The impact of the Basel III liquidity ratios on banks: Evidence from a simulation study (2020): in: Quarterly Review of Economics and Finance, Vol. 75, pp. 167-190, by Peter Grundke and André Kühn
Abstract: We construct a bottom-up simulation model that draws on a bank’s stylized disaggregated balance sheet to measure the impact of both LCR and NSFR. The constructed balance sheet comprises fixed-income items, stocks, deposits, and off-balance sheet items. The simulation model accounts for credit risk, interest rate risk, and liquidity risk including their interactions. Regarding bank liquidity risk, the model accounts for withdrawal risk in non-maturing deposits, the call-off risk of irrevocably committed credit lines and market price risk of assets.

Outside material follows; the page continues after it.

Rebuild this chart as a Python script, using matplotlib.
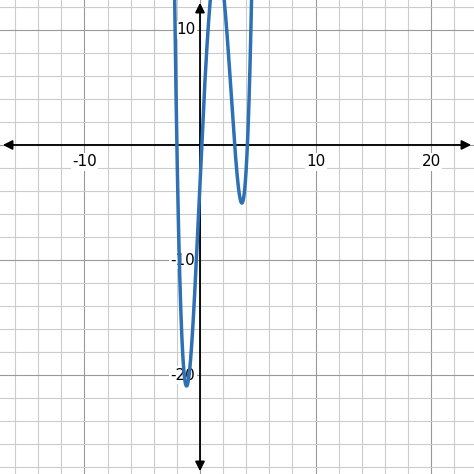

Our main results are summarized as follows: First, the introduction of LCR and NSFR has no unambiguous impact on bank’s equity return and balance sheet growth. Second, the introduction of the liquidity ratios helps to reduce default risk. Third, it is more difficult for banks to comply with the ratios’ thresholds in macroeconomic stress scenarios than in other scenarios. Fourth, the reduction of maturity transformation can effectively close liquidity gaps within one year. However, this comes at the cost of a higher frequency of future negative net cash flows above one year.
Keywords: Basel III, bottom-up approach, economic capital, integrated risk measurement, LCR, liquidity risk, NSFR.